Flakoll/Alegría
El leía su periódico todos los días y hacía lo posible, con la ayuda del
Cuyás, por desentrañar el texto inglés del National Geographic. Soñaba con
regresar a Nicaragua, al paisaje rudo y azul de su niñez.
-Me formé solo -nos dice clavando en Alfredo los ojos-. Nadie me ayudó,
excepto mi tío Gregorio.
-Cállate, viejo -lo interrumpe mamá-, ese tu tío era malo contigo.
-No, Isabel, no hay que ser injusto, con él aprendí a ser hombre. Cuando
tenía nueve años -entrecierra los ojos para enfocar mejor el recuerdo-,
caminaba un día por la hacienda con mis hermanos y ví parir a una vaca. La
ayudamos como mejor pudimos. Me sentí contento al ver el ternerito.
Era color café, con manchas blancas y el pelo húmedo. Pensé qué noble
ayuda a traer la vida al mundo. Desde ese momento no se me quitó de la cabeza
el deseo de ser médico, ginecólogo, de ayudar a las mujeres a dar a luz. Un día
se lo dije a mis hermanos y ellos se rieron. "Que vas a estudiar" me
dijeron. "Aquí tenés que quedarte con nosotros, trabajando la
tierra".
Al fin convencí a mis padres de que me dejaran ir. "Idiay" me
dijo el tío que vivía en León y era fotógrafo. "¿Qué andás haciendo por
aquí?" "Quiero estudiar, tío, le dije. He venido a ver si me permite
que viva con usted. Tal vez de algo le pueda servir". "Bueno,
quedate" me dijo el tío. "Me hace falta un muchacho que me haga los
mandados". El tío vivía solo y tenía mal genio -se ríe papá-.
Todos los días a la hora de la siesta me ponía a leerle el periódico y
pobre de mí si me equivocaba. A veces amanecía de buenas y me llevaba a pasear
con él a caballo. Me contaba de su vida, me aconsejaba que estudiara, que fuera
honrado y que ayudara a sacar a los yanquis de Nicaragua cuando fuera mayor.
Otras veces estaba de malas y entonces Dios guarde. "Te pego para
que te hagás hombre" me decía. "Después me lo vas a agradecer".
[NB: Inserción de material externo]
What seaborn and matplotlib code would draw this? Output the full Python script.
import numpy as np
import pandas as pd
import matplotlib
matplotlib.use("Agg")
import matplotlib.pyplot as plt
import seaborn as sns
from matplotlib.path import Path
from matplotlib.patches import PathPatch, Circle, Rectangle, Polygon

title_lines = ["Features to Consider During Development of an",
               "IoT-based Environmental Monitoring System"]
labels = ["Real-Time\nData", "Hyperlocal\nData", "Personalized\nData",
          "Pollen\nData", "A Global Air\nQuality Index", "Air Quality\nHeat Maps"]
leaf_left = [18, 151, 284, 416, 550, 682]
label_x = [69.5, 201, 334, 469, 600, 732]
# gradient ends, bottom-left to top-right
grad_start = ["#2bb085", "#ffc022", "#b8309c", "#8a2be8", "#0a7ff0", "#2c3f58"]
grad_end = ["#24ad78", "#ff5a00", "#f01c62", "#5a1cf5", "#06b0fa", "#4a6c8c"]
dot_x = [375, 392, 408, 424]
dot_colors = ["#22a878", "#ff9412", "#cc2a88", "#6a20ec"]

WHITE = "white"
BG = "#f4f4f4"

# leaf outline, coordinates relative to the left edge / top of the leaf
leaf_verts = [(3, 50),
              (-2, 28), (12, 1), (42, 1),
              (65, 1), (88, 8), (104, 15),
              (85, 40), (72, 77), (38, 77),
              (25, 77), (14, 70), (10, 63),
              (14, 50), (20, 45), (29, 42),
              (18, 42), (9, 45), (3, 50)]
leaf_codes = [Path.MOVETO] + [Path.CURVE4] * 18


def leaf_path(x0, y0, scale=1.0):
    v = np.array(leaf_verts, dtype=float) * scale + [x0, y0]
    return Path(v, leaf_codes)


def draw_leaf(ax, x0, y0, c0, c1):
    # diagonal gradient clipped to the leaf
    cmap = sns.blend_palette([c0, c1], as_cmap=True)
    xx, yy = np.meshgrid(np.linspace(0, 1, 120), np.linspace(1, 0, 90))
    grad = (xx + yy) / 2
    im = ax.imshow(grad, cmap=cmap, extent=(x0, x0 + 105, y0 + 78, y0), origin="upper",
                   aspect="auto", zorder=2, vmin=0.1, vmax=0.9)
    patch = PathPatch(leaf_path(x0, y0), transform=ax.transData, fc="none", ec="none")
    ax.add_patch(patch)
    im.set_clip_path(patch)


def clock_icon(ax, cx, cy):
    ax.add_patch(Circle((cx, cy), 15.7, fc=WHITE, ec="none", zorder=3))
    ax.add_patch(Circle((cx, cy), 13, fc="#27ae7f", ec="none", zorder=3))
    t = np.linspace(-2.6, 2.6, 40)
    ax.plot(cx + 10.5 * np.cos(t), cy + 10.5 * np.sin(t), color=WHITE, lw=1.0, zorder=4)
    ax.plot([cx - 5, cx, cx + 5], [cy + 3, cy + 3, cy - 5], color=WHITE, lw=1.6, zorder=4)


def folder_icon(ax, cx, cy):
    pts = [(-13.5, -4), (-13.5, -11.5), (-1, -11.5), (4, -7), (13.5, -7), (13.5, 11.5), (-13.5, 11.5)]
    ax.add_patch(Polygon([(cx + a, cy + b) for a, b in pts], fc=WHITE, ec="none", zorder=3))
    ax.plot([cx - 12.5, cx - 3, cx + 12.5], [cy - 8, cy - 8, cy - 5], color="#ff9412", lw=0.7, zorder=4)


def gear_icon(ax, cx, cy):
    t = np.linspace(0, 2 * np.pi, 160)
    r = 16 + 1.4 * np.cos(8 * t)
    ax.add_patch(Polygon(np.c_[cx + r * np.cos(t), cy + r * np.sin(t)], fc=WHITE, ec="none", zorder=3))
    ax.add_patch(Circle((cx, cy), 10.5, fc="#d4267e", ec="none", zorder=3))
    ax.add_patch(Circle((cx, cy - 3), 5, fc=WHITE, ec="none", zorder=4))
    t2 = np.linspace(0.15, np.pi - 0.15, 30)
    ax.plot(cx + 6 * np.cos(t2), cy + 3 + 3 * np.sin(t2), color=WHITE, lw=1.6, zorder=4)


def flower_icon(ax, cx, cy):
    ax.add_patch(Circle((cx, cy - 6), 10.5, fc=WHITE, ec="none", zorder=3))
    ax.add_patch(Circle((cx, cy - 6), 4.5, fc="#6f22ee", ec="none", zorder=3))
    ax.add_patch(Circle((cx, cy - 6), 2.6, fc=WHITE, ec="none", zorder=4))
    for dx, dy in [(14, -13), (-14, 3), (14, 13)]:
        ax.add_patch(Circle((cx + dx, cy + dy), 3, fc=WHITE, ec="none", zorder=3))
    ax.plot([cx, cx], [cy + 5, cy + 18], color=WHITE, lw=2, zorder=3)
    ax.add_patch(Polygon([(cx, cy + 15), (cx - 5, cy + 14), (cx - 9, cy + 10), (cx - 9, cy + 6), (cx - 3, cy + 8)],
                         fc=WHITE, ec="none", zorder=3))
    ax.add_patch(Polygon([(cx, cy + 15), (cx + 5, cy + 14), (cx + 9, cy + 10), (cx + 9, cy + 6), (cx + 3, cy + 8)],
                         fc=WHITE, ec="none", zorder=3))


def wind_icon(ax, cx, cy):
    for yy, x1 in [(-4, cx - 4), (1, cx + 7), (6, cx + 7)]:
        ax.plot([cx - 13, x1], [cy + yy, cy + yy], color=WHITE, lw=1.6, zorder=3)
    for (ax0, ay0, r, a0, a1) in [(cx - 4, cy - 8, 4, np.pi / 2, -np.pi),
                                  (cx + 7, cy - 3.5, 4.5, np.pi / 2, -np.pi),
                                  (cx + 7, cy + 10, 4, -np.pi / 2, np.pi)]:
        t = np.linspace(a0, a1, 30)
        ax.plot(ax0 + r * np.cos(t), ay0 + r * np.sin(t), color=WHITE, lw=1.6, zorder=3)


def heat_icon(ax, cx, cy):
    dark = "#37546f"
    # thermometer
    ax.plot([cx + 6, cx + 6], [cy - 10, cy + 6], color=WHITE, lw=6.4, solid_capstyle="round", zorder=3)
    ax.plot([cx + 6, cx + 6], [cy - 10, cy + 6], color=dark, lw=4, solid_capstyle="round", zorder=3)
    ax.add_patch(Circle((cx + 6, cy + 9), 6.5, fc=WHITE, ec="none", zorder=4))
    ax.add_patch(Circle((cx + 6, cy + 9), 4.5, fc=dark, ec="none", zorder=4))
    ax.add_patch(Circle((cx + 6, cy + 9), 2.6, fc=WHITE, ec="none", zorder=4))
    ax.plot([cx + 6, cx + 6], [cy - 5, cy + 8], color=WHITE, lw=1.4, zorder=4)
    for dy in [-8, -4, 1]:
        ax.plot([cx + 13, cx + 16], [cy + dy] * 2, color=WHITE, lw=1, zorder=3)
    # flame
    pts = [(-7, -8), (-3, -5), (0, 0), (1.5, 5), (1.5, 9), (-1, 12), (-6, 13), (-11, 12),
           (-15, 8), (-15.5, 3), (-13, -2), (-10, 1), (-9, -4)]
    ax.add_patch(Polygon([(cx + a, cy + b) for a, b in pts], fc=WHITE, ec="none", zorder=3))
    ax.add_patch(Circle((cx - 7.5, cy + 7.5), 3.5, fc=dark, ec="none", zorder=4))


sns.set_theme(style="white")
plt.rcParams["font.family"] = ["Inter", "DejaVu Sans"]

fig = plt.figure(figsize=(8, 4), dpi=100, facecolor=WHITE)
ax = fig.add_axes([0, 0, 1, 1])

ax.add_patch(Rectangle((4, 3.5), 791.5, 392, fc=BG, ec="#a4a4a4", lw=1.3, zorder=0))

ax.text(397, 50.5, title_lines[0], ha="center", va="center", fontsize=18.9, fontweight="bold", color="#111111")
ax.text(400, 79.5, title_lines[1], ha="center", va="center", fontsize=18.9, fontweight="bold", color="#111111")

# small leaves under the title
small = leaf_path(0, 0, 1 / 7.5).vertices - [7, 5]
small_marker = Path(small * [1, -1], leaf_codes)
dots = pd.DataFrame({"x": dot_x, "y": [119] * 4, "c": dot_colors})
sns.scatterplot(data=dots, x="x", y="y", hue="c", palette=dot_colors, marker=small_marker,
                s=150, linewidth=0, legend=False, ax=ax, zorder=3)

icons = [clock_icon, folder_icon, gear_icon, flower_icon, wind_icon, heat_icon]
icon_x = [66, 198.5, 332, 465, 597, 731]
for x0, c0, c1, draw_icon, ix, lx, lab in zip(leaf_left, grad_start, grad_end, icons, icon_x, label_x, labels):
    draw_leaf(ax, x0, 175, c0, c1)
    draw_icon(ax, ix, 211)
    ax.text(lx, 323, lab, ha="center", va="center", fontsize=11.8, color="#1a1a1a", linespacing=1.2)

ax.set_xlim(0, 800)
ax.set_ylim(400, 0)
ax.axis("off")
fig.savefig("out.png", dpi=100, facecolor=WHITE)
Cuando llevé a la vieja a Nicaragua -la señala papá con aire reprobatorio- me
costó para que fuéramos a verlo. No quería ni conocerlo.
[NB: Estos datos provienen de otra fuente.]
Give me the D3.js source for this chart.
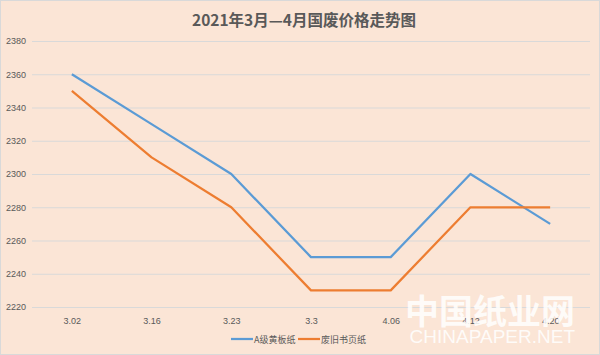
<!DOCTYPE html>
<html>
<head>
<meta charset="utf-8">
<script src="https://cdn.jsdelivr.net/npm/d3@7"></script>
<style>
  body { margin: 0; background: #fff; }
  svg { display: block; font-family: "Noto Sans CJK SC", "DejaVu Sans", sans-serif; }
</style>
</head>
<body>
<div id="chart"></div>
<script>
var dates = ["3.02", "3.16", "3.23", "3.3", "4.06", "4.12", "4.20"];
var seriesNames = ["A级黄板纸", "废旧书页纸"];
var gradeA = [2360, 2330, 2300, 2250, 2250, 2300, 2270];
var oldBook = [2350, 2310, 2280, 2230, 2230, 2280, 2280];
var yTicks = [2220, 2240, 2260, 2280, 2300, 2320, 2340, 2360, 2380];
var colors = ["#5b9bd5", "#ed7d31"];

function drawChart() {
    var w = 600, h = 355;
    var left = 32, right = 590, top = 41, bottom = 307;

    var svg = d3.select("#chart").append("svg")
        .attr("width", w)
        .attr("height", h);

    svg.append("rect")
        .attr("x", 0.5).attr("y", 0.5)
        .attr("width", w - 1).attr("height", h - 1)
        .attr("fill", "#fbe5d6")
        .attr("stroke", "#d9d9d9");

    svg.append("text")
        .attr("x", 304).attr("y", 25.5)
        .attr("text-anchor", "middle")
        .attr("font-size", 15.5)
        .attr("font-weight", "bold")
        .attr("fill", "#595959")
        .text("2021年3月—4月国废价格走势图");

    var xScale = d3.scalePoint()
        .domain(dates)
        .range([left, right])
        .padding(0.5);

    var yScale = d3.scaleLinear()
        .domain([2220, 2380])
        .range([bottom, top]);

    // gridlines + y labels
    var yAxis = d3.axisLeft(yScale)
        .tickValues(yTicks)
        .tickFormat(d3.format("d"))
        .tickSize(-(right - left));

    var gy = svg.append("g")
        .attr("transform", "translate(" + left + ",0)")
        .call(yAxis);
    gy.select(".domain").remove();
    gy.selectAll(".tick line").attr("stroke", "#d9d9d9");
    gy.selectAll(".tick text")
        .attr("fill", "#595959")
        .attr("font-size", 9)
        .attr("x", -6);

    var xAxis = d3.axisBottom(xScale).tickSize(0).tickPadding(11);
    var gx = svg.append("g")
        .attr("transform", "translate(0," + bottom + ")")
        .call(xAxis);
    gx.select(".domain").remove();
    gx.selectAll(".tick text")
        .attr("fill", "#595959")
        .attr("font-size", 9);

    var line = d3.line()
        .x(function(d, i) { return xScale(dates[i]); })
        .y(function(d) { return yScale(d); });

    [gradeA, oldBook].forEach(function(vals, k) {
        svg.append("path")
            .attr("d", line(vals))
            .attr("fill", "none")
            .attr("stroke", colors[k])
            .attr("stroke-width", 2.25)
            .attr("stroke-linejoin", "round");
    });

    // legend
    var legendX = [231, 298];
    seriesNames.forEach(function(name, k) {
        svg.append("line")
            .attr("x1", legendX[k]).attr("x2", legendX[k] + 22)
            .attr("y1", 339).attr("y2", 339)
            .attr("stroke", colors[k])
            .attr("stroke-width", 2.25);
        svg.append("text")
            .attr("x", legendX[k] + 23).attr("y", 342.5)
            .attr("font-size", 9)
            .attr("fill", "#595959")
            .text(name);
    });

    // watermark
    svg.append("text")
        .attr("x", 575).attr("y", 324)
        .attr("text-anchor", "end")
        .attr("font-size", 34)
        .attr("font-weight", "bold")
        .attr("fill", "#ffffff")
        .attr("opacity", 0.85)
        .text("中国纸业网");
    svg.append("text")
        .attr("x", 575).attr("y", 343)
        .attr("text-anchor", "end")
        .attr("font-size", 19)
        .attr("font-family", "Liberation Sans, sans-serif")
        .attr("fill", "#ffffff")
        .attr("opacity", 0.85)
        .text("CHINAPAPER.NET");
}

drawChart();
</script>
</body>
</html>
-Me caí mal por todo lo que te hizo sufrir -dice mamá levantando los
ojos de su costura-. No sé cómo no le guardaste rencor.
-Al fin la convencí -prosigue-. Era preciso que el tío Gregorio conociera a mi linda mujer y que viera mi título de médico. ¡Hubieran visto! Estaba feliz como un muchacho.
No -dice papá, clavando en Alfredo los ojos-, le debo mucho. El me
compró mi primer par de zapatos y me enseño a ser hombre.